The Three-Year Continuity Rule

For involuntary terminations, timing matters. If you reinstate within three years of the termination date, the entity is treated as if it never stopped existing. That continuity can matter for contracts, property ownership, and ongoing obligations.9State of Texas. Texas Business Organizations Code Section 11.253 – Reinstatement After Involuntary Termination Reinstatement is still possible after three years, but the entity loses that retroactive continuity, which can create gaps in its legal existence that complicate everything from real estate titles to pending litigation.
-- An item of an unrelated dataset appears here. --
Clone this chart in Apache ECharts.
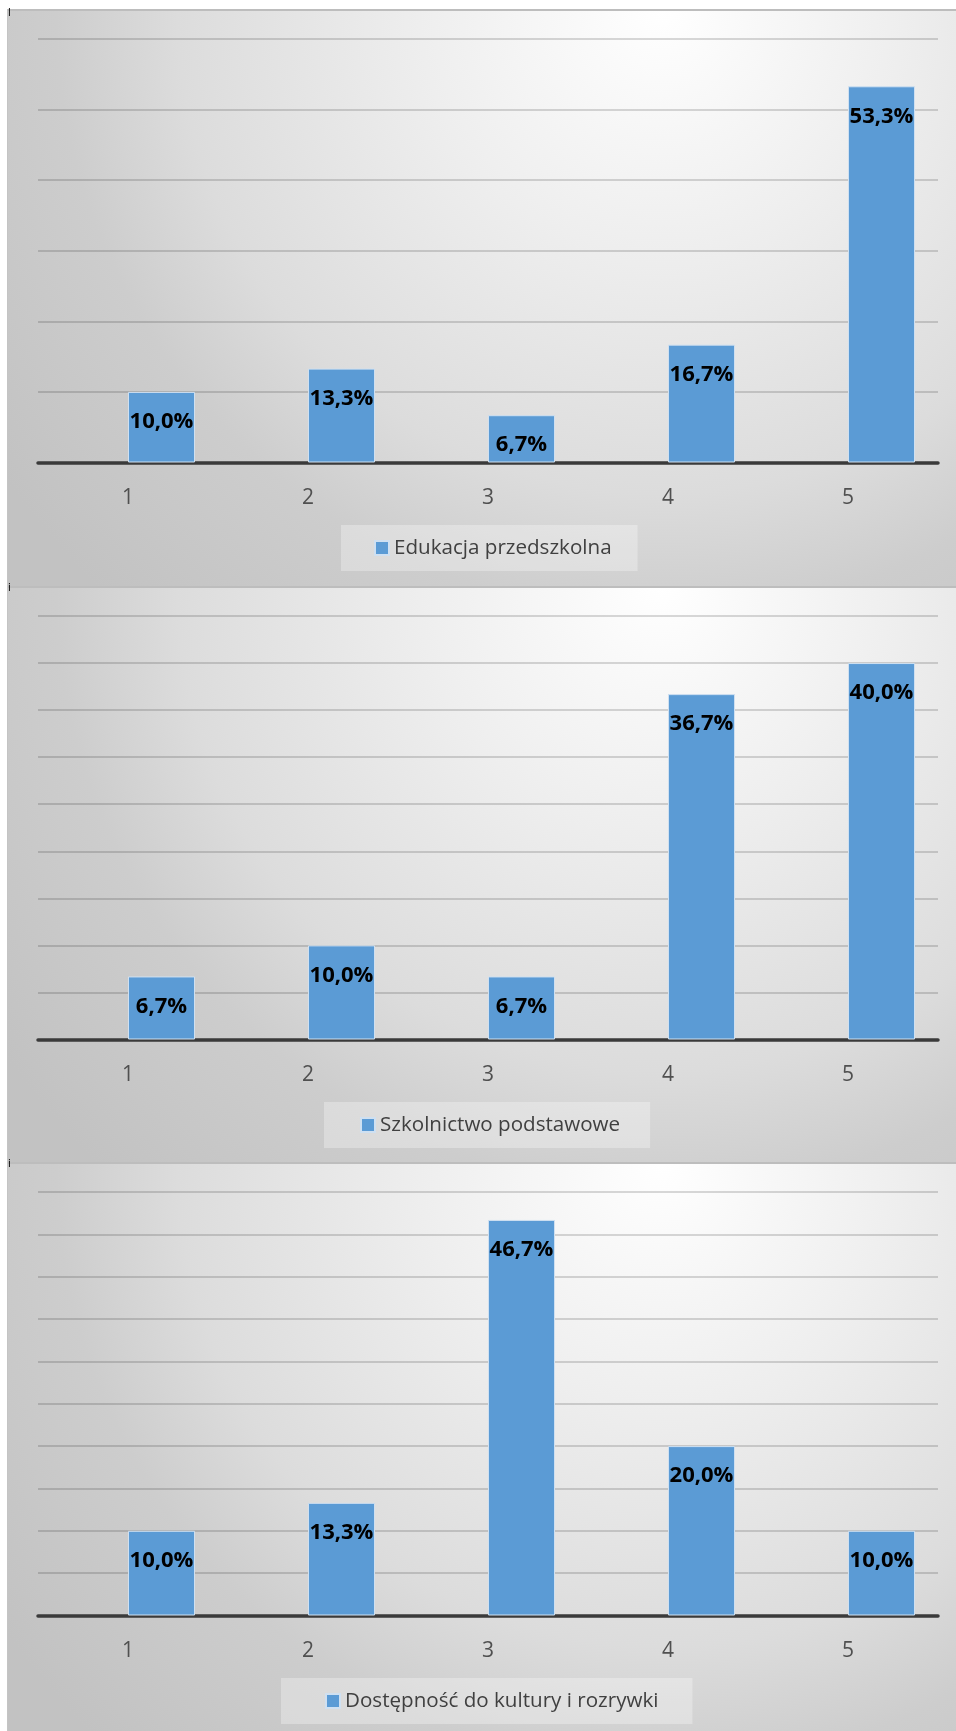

Even within that three-year window, reinstatement does not wipe out any personal liability that directors, officers, or agents incurred between the termination date and the reinstatement.

Verify Your Status and Act Quickly

You can check whether your entity is in good standing through the Texas Secretary of State’s online database or by requesting a certificate of account status from the Comptroller. If you discover your business has been forfeited, the single most important thing you can do is stop incurring new debts until standing is restored. Every contract signed, every credit line drawn, and every obligation created while forfeited is a debt that directors and officers may have to pay out of their own pockets. The reinstatement process itself is straightforward, but the personal liability exposure during the gap is not something that gets cleaned up after the fact.